Prepared Remarks of Secretary Shaun Donovan Announcing a HOPE VI Award for Sheppard Square

Louisville, KY
Monday, May 23, 2011

Thank you, Manfred, for that introduction and for all you do to provide affordable housing for Louisville's families.

I'd also like to recognize Councilman David Tandy and Mayor Greg Fischer for their leadership of this fine city.

And thanks to Congressman John Yarmouth, who has been a champion of this development from the beginning.

It's an honor for me to be here today as we announce $22 million to revitalize the Sheppard Square public housing development.

Part of a $152 million investment around the country through the HOPE VI program to transform distressed public housing into successful, mixed-income communities, this funding will help make Sheppard Square an anchor and an asset for Louisville for decades to come.

But before I begin, I want to say a word about Davion Powell, a three-year old boy who just over a week ago was killed by a stray bullet in the 550 Apartments, a public housing complex not far from here.  Our thoughts and prayers are with his family today.

This tragedy reminds us that we can no longer accept the status quo in our poorest neighborhoods.

It reminds us in the starkest, most heartbreaking of terms that when we can predict the health, economic, and educational outcomes of children based not on their family's economic status, their educational backgrounds, or their talent, but on their zip codes, we are not living up to America's promise.

Indeed, we're here today because communities like Louisville have shown us that we don't have to accept those outcomes for our children.

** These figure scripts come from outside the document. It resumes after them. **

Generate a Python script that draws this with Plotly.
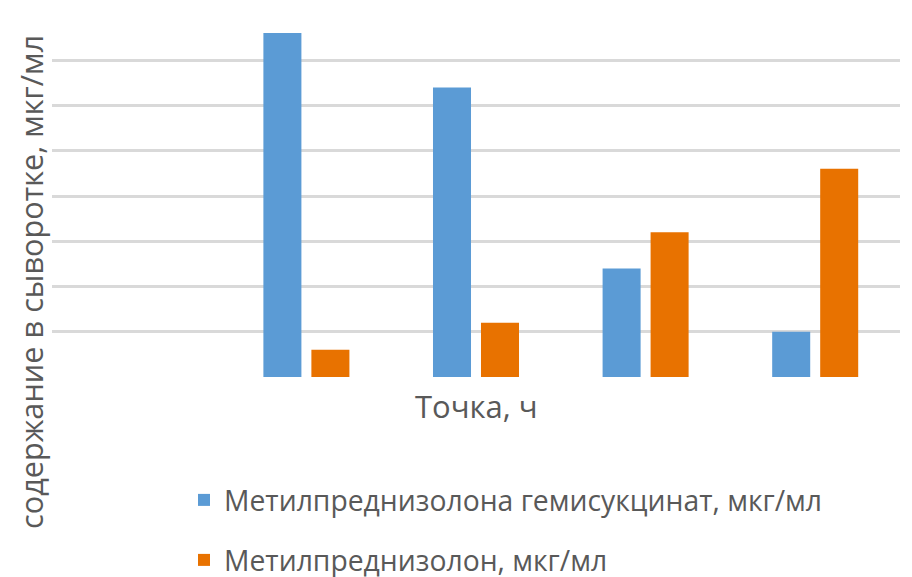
import plotly.graph_objects as go

categories = ["0", "1", "2", "3", "4"]
hemisuccinate = [None, 7.6, 6.4, 2.4, 1.0]
methylpred = [None, 0.6, 1.2, 3.2, 4.6]

name1 = "Метилпреднизолона гемисукцинат, мкг/мл"
name2 = "Метилпреднизолон, мкг/мл"
font = "Open Sans"
txt = "#595959"

fig = go.Figure()
fig.add_trace(go.Bar(x=categories, y=hemisuccinate, name=name1,
                     marker=dict(color="#5B9BD5", line=dict(width=0)), legend="legend"))
fig.add_trace(go.Bar(x=categories, y=methylpred, name=name2,
                     marker=dict(color="#E87200", line=dict(width=0)), legend="legend2"))

# page body has an 8px margin; layout positions below are in window pixels
OFF = 8
W, H = 912 - OFF, 577 - OFF

def fx(x):
    return (x - OFF) / W

def fy(y):
    return 1 - (y - OFF) / H

fig.update_layout(
    width=W, height=H,
    margin=dict(l=0, r=0, t=0, b=0, autoexpand=False),
    paper_bgcolor="white", plot_bgcolor="white",
    barmode="group", bargap=0.434, bargroupgap=0.208,
    font=dict(family=font, color=txt),
    showlegend=True,
    legend=dict(x=fx(184), y=fy(500), xanchor="left", yanchor="middle",
                font=dict(size=28.3, color=txt, family=font), bgcolor="rgba(0,0,0,0)"),
    legend2=dict(x=fx(184), y=fy(560), xanchor="left", yanchor="middle",
                 font=dict(size=28.3, color=txt, family=font), bgcolor="rgba(0,0,0,0)"),
    xaxis=dict(domain=[fx(52), fx(900)], showticklabels=False, showgrid=False,
               zeroline=False, showline=False, ticks=""),
    yaxis=dict(domain=[fy(377), fy(15)], range=[0, 8], dtick=1, showticklabels=False,
               showgrid=True, gridcolor="#D9D9D9", gridwidth=2.5, zeroline=False,
               showline=False, ticks=""),
    annotations=[
        dict(text="Точка, ч", xref="paper", yref="paper", x=fx(477), y=fy(406),
             xanchor="center", yanchor="middle", showarrow=False,
             font=dict(size=31, color=txt, family=font)),
        dict(text="содержание в сыворотке, мкг/мл", xref="paper", yref="paper",
             x=fx(31), y=fy(282), xanchor="center", yanchor="middle", textangle=-90,
             showarrow=False, font=dict(size=30.7, color=txt, family=font)),
    ],
)

fig.write_html("out.html")
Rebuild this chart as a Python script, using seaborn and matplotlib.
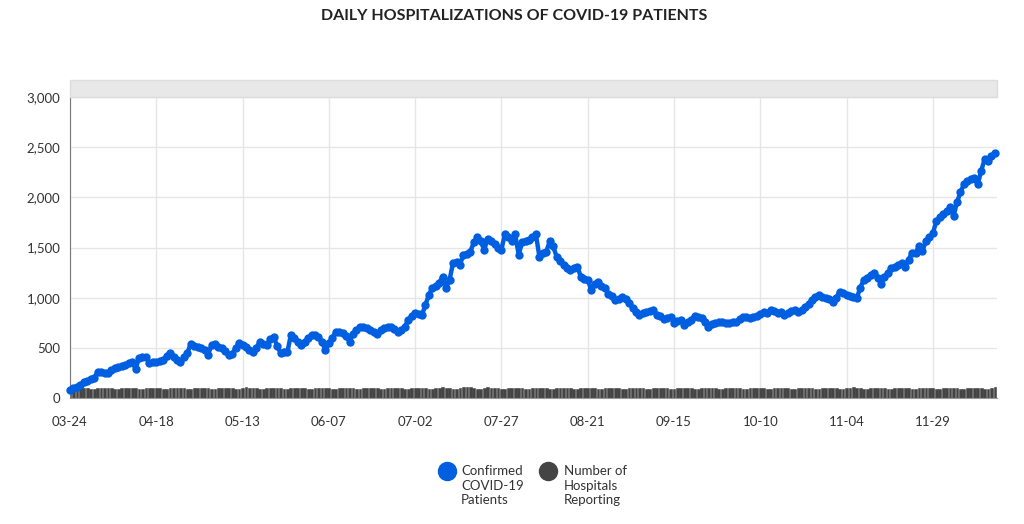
import matplotlib
matplotlib.use('Agg')
import matplotlib.pyplot as plt
import matplotlib.ticker as mticker
from matplotlib.lines import Line2D
from matplotlib.patches import Rectangle
import numpy as np
import pandas as pd
import seaborn as sns

# %%
'''Data'''

start_date = '2020-03-24'

patients = [
    80, 95, 110, 130, 160, 170, 185, 200, 260, 255,
    250, 250, 275, 300, 305, 320, 330, 345, 360, 290,
    400, 405, 410, 350, 360, 360, 365, 380, 420, 450,
    410, 380, 360, 410, 450, 540, 520, 510, 500, 480,
    430, 530, 540, 510, 500, 470, 430, 440, 500, 550,
    530, 510, 480, 460, 500, 560, 540, 530, 590, 610,
    520, 450, 455, 460, 630, 600, 560, 530, 560, 600,
    630, 625, 610, 560, 480, 550, 600, 660, 655, 650,
    620, 560, 640, 680, 710, 710, 700, 680, 660, 640,
    680, 700, 705, 710, 690, 660, 680, 710, 780, 820,
    850, 840, 830, 930, 1030, 1100, 1120, 1150, 1210, 1100,
    1180, 1350, 1360, 1330, 1430, 1440, 1460, 1550, 1600, 1560,
    1480, 1580, 1560, 1530, 1500, 1480, 1630, 1600, 1560, 1630,
    1430, 1550, 1560, 1570, 1600, 1630, 1410, 1450, 1460, 1560,
    1510, 1410, 1370, 1330, 1300, 1280, 1300, 1310, 1210, 1190,
    1180, 1080, 1140, 1160, 1120, 1100, 1040, 1020, 980, 990,
    1010, 990, 950, 900, 860, 830, 850, 860, 870, 880,
    830, 820, 790, 800, 810, 750, 770, 780, 730, 760,
    780, 820, 810, 800, 760, 710, 740, 750, 760, 760,
    750, 750, 755, 760, 790, 810, 810, 800, 810, 820,
    840, 860, 850, 880, 870, 850, 860, 830, 850, 870,
    880, 860, 880, 910, 940, 980, 1010, 1030, 1010, 1000,
    990, 960, 1000, 1060, 1050, 1030, 1020, 1010, 1000, 1100,
    1180, 1200, 1230, 1250, 1200, 1140, 1210, 1250, 1300, 1310,
    1330, 1350, 1310, 1380, 1450, 1450, 1510, 1470, 1560, 1600,
    1640, 1760, 1800, 1830, 1860, 1900, 1810, 1950, 2050, 2130,
    2160, 2180, 2190, 2130, 2260, 2380, 2360, 2410, 2440,
]

hospitals = [
    98, 100, 101, 101, 102, 100, 92, 91, 101, 102,
    102, 101, 100, 92, 90, 101, 102, 103, 102, 101,
    93, 91, 101, 102, 102, 103, 101, 92, 90, 102,
    103, 102, 102, 101, 93, 91, 102, 103, 104, 102,
    101, 92, 90, 103, 104, 103, 102, 101, 93, 92,
    104, 105, 104, 103, 102, 92, 91, 103, 104, 104,
    103, 102, 92, 90, 103, 104, 103, 102, 101, 93,
    91, 102, 103, 104, 103, 101, 92, 90, 102, 103,
    103, 102, 101, 92, 90, 102, 103, 103, 102, 101,
    93, 91, 102, 104, 103, 102, 101, 92, 90, 103,
    104, 103, 102, 101, 93, 91, 103, 104, 105, 104,
    103, 93, 92, 104, 105, 108, 106, 104, 94, 92,
    104, 105, 104, 103, 102, 93, 91, 103, 104, 104,
    103, 102, 92, 90, 102, 103, 103, 102, 101, 93,
    91, 102, 103, 103, 102, 101, 92, 90, 102, 103,
    103, 102, 101, 93, 91, 102, 103, 103, 102, 101,
    92, 90, 102, 103, 103, 102, 101, 93, 91, 102,
    103, 103, 102, 101, 92, 90, 102, 103, 103, 102,
    101, 93, 91, 102, 103, 103, 102, 101, 92, 90,
    102, 103, 104, 102, 101, 93, 91, 102, 103, 104,
    103, 101, 92, 90, 102, 103, 103, 102, 101, 93,
    91, 103, 104, 104, 103, 102, 92, 90, 103, 104,
    104, 103, 102, 93, 91, 103, 104, 105, 104, 102,
    92, 90, 103, 104, 104, 103, 102, 93, 91, 103,
    104, 104, 103, 102, 92, 90, 103, 104, 104, 103,
    102, 93, 91, 103, 104, 104, 103, 102, 92, 90,
    103, 104, 104, 103, 102, 93, 92, 104, 106,
]

tick_days = [0, 25, 50, 75, 100, 125, 150, 175, 200, 225, 250]
y_ticks = [0, 500, 1000, 1500, 2000, 2500, 3000]

legend_labels = ['Confirmed\nCOVID-19\nPatients', 'Number of\nHospitals\nReporting']

blue = '#005fe0'
grey = '#444444'

# %%
'''Plot'''

sns.set_style('white')
plt.rcParams['font.family'] = ['Lato', 'DejaVu Sans']

dates = pd.date_range(start_date, periods=len(patients))
df = pd.DataFrame({'day': np.arange(len(patients)),
                   'patients': patients,
                   'hospitals': hospitals})

fig = plt.figure(figsize=(10.24, 5.24), dpi=100)
ax = fig.add_axes([70 / 1024, 1 - 398 / 524, 927 / 1024, 301 / 524])

sns.barplot(data=df, x='day', y='hospitals', native_scale=True, color=grey,
            saturation=1, width=0.8, errorbar=None, linewidth=0.4,
            edgecolor=grey, ax=ax)
sns.lineplot(data=df, x='day', y='patients', color=blue, lw=3.2,
             marker='o', markersize=6, markeredgewidth=0, ax=ax)
for ln in ax.lines:
    ln.set_clip_on(False)
    ln.set_zorder(5)

ax.set_xlim(0, 268.6)
ax.set_ylim(0, 3000)
ax.set_xticks(tick_days)
ax.set_xticklabels([dates[d].strftime('%m-%d') for d in tick_days])
ax.set_yticks(y_ticks)
ax.yaxis.set_major_formatter(mticker.StrMethodFormatter('{x:,.0f}'))
ax.set_xlabel('')
ax.set_ylabel('')

ax.grid(True, color='#e6e6e6', lw=1)
ax.set_axisbelow(True)
sns.despine(ax=ax, top=True, right=True)
ax.spines['left'].set_color('#777777')
ax.spines['bottom'].set_color('#999999')
ax.tick_params(axis='x', length=5, color='#aaaaaa', pad=8, labelsize=9.5, labelcolor='#333333')
ax.tick_params(axis='y', length=5, color='#aaaaaa', pad=2, labelsize=9.5, labelcolor='#333333')

# grey band above the plot area
fig.add_artist(Rectangle((70 / 1024, 1 - 97 / 524), 927 / 1024, 17 / 524,
                         transform=fig.transFigure, fc='#e8e8e8', ec='#dddddd', lw=1))

fig.text(0.502, 1 - 16 / 524, 'DAILY HOSPITALIZATIONS OF COVID-19 PATIENTS',
         ha='center', va='center', fontsize=11.5, fontweight='bold', color='#222222')

# legend below
for cx, tx, col, lab in [(447, 461, blue, legend_labels[0]), (548, 564, grey, legend_labels[1])]:
    fig.add_artist(Line2D([cx / 1024], [1 - 471 / 524], marker='o', ls='',
                          color=col, markersize=13, transform=fig.transFigure))
    fig.text(tx / 1024, 1 - 465 / 524, lab, ha='left', va='top', fontsize=9.5,
             color='#333333', linespacing=1.25)

fig.savefig('out.png', dpi=100)
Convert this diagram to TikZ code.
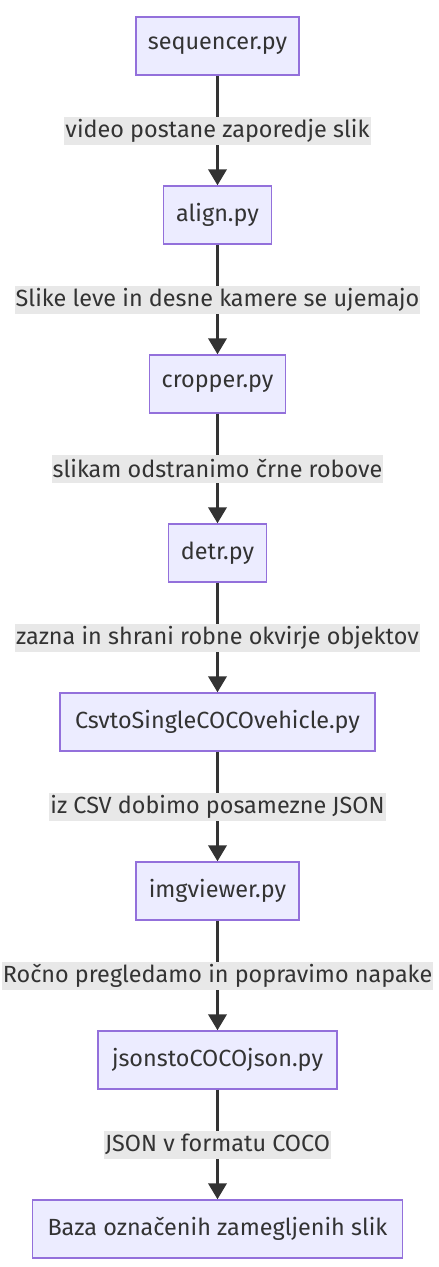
\documentclass[tikz,border=0pt]{standalone}
\usepackage{fontspec}
\setmainfont{Fira Sans}
\usetikzlibrary{arrows.meta}
\definecolor{nodefill}{HTML}{ECECFF}
\definecolor{nodeline}{HTML}{9370DB}
\definecolor{edgecol}{HTML}{333333}
\definecolor{lblbg}{HTML}{E8E8E8}
\tikzset{
  box/.style={draw=nodeline, fill=nodefill, line width=1.3pt, minimum height=58pt, inner sep=0pt, text=edgecol, font=\fontsize{23.4}{26}\selectfont},
  flow/.style={draw=edgecol, line width=3.5pt, -{Triangle[width=18pt,length=16pt]}},
  lbl/.style={fill=lblbg, text=edgecol, inner xsep=1pt, inner ysep=0pt, minimum height=28pt, font=\fontsize{23.4}{26}\selectfont}
}
\begin{document}
\begin{tikzpicture}[x=1pt,y=-1pt]
\useasboundingbox (0,0) rectangle (439,1267);
\node[box, minimum width=163pt] (n1) at (217.5,46) {sequencer.py};
\node[box, minimum width=108pt] (n2) at (217.5,215) {align.py};
\node[box, minimum width=136pt] (n3) at (217.5,384) {cropper.py};
\node[box, minimum width=98pt] (n4) at (217.5,553) {detr.py};
\node[box, minimum width=315pt] (n5) at (217.5,722) {CsvtoSingleCOCOvehicle.py};
\node[box, minimum width=163pt] (n6) at (217.5,891) {imgviewer.py};
\node[box, minimum width=239pt] (n7) at (217.5,1060) {jsonstoCOCOjson.py};
\node[box, minimum width=370pt] (n8) at (217.5,1229) {Baza označenih zamegljenih slik};
\draw[flow] (n1) -- node[lbl] {video postane zaporedje slik} (n2);
\draw[flow] (n2) -- node[lbl] {Slike leve in desne kamere se ujemajo} (n3);
\draw[flow] (n3) -- node[lbl] {slikam odstranimo črne robove} (n4);
\draw[flow] (n4) -- node[lbl] {zazna in shrani robne okvirje objektov} (n5);
\draw[flow] (n5) -- node[lbl] {iz CSV dobimo posamezne JSON} (n6);
\draw[flow] (n6) -- node[lbl] {Ročno pregledamo in popravimo napake} (n7);
\draw[flow] (n7) -- node[lbl] {JSON v formatu COCO} (n8);
\end{tikzpicture}
\end{document}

In developments like the one right here in Liberty Green, we've seen how communities can use tools provided by the HOPE VI program to revitalize not just public housing, but a whole neighborhood.

Pioneered by former HUD Secretaries Jack Kemp and Henry Cisneros and with strong bipartisan support, HOPE VI has created nearly 86,000 homes in healthy, mixed-income communities that were once troubled by distressed public housing.

Just as importantly, it's raised the average income of residents by 75 percent or more.

And HOPE VI has leveraged twice the federal investment in private development capital, forging the public-private partnerships that our communities need and ensuring American taxpayers get the most "bang for the buck."

That's the kind of transformation I'm confident we're going to see at Sheppard Square, which I just had the opportunity to see for myself.

Through HOPE VI, Sheppard Square will provide more than 450 homes for local families -- from affordable rental homes to opportunities for sustainable homeownership.

Of course, as Mayor Fischer knows, a healthy neighborhood depends on more than stable housing. 

That's why Sheppard Square's plan will help local partners provide high-quality early education for children up to 8 years old, work to end the cycle of poverty by giving single-parent students the housing and support they need to graduate from college, and transform Hancock Street into a transit-oriented boulevard capable of attracting jobs.

We've learned from innovative cities like Louisville that the most successful HOPE VI developments are closely linked to school reform, to revitalizing other distressed housing in the neighborhood, and the retail stores and small businesses every community needs to thrive. 

It's communities like this one that have inspired us in the Obama Administration to build on HOPE VI with our Choice Neighborhoods initiative.

By transforming all distressed housing in a neighborhood, and tying this transformation to the Department of Education's Promise Neighborhoods initiative, Choice Neighborhoods will ensure there is stable housing, quality learning opportunities, and quality job opportunities at the center of these communities.

Only then will children have access to the stable housing, strong neighborhoods, and good schools we need to out-educate our competitors and win the future.

As President Obama has said, "If poverty is a disease that infects an entire community in the form of unemployment and violence, failing schools and broken homes, then we can't just treat those symptoms in isolation. We have to heal that entire community."

Beginning that healing process is what today's announcement is about.

The families of Sheppard Square deserve nothing less -- and that's why I'm so honored to be with all of you today.